> _Task directions_: Your task is to quote the material that follows, in full and exactly.

> _Data section_:
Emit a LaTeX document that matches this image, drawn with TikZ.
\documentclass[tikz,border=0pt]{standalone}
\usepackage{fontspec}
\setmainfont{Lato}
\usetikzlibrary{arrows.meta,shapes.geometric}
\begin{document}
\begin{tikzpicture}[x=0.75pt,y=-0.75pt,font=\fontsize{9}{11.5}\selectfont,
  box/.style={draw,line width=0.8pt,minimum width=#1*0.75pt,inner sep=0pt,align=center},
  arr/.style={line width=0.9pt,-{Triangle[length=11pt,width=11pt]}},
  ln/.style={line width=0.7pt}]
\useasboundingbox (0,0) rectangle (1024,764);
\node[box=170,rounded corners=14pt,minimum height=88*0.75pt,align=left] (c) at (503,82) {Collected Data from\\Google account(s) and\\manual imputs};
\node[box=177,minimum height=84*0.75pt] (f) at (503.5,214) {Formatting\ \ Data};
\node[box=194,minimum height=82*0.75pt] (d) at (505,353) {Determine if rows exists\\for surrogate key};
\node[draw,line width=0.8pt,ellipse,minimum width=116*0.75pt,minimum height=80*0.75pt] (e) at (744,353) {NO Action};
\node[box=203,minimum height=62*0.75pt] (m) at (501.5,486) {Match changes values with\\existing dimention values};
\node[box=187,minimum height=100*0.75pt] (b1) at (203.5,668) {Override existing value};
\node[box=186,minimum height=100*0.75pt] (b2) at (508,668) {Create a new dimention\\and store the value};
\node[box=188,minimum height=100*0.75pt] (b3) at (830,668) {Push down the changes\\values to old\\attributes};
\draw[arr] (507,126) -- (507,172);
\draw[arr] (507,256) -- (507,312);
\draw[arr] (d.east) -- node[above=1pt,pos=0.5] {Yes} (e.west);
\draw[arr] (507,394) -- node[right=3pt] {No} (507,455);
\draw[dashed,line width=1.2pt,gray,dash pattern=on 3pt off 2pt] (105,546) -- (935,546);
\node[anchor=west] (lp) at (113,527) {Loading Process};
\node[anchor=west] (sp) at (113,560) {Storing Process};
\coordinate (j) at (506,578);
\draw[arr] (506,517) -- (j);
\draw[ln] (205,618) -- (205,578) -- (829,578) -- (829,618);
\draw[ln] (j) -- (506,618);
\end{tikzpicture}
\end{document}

> _The reply_:
Emit a LaTeX document that matches this image, drawn with TikZ.
\documentclass[tikz,border=0pt]{standalone}
\usepackage{fontspec}
\setmainfont{Lato}
\usetikzlibrary{arrows.meta,shapes.geometric}
\begin{document}
\begin{tikzpicture}[x=0.75pt,y=-0.75pt,font=\fontsize{9}{11.5}\selectfont,
  box/.style={draw,line width=0.8pt,minimum width=#1*0.75pt,inner sep=0pt,align=center},
  arr/.style={line width=0.9pt,-{Triangle[length=11pt,width=11pt]}},
  ln/.style={line width=0.7pt}]
\useasboundingbox (0,0) rectangle (1024,764);
\node[box=170,rounded corners=14pt,minimum height=88*0.75pt,align=left] (c) at (503,82) {Collected Data from\\Google account(s) and\\manual imputs};
\node[box=177,minimum height=84*0.75pt] (f) at (503.5,214) {Formatting\ \ Data};
\node[box=194,minimum height=82*0.75pt] (d) at (505,353) {Determine if rows exists\\for surrogate key};
\node[draw,line width=0.8pt,ellipse,minimum width=116*0.75pt,minimum height=80*0.75pt] (e) at (744,353) {NO Action};
\node[box=203,minimum height=62*0.75pt] (m) at (501.5,486) {Match changes values with\\existing dimention values};
\node[box=187,minimum height=100*0.75pt] (b1) at (203.5,668) {Override existing value};
\node[box=186,minimum height=100*0.75pt] (b2) at (508,668) {Create a new dimention\\and store the value};
\node[box=188,minimum height=100*0.75pt] (b3) at (830,668) {Push down the changes\\values to old\\attributes};
\draw[arr] (507,126) -- (507,172);
\draw[arr] (507,256) -- (507,312);
\draw[arr] (d.east) -- node[above=1pt,pos=0.5] {Yes} (e.west);
\draw[arr] (507,394) -- node[right=3pt] {No} (507,455);
\draw[dashed,line width=1.2pt,gray,dash pattern=on 3pt off 2pt] (105,546) -- (935,546);
\node[anchor=west] (lp) at (113,527) {Loading Process};
\node[anchor=west] (sp) at (113,560) {Storing Process};
\coordinate (j) at (506,578);
\draw[arr] (506,517) -- (j);
\draw[ln] (205,618) -- (205,578) -- (829,578) -- (829,618);
\draw[ln] (j) -- (506,618);
\end{tikzpicture}
\end{document}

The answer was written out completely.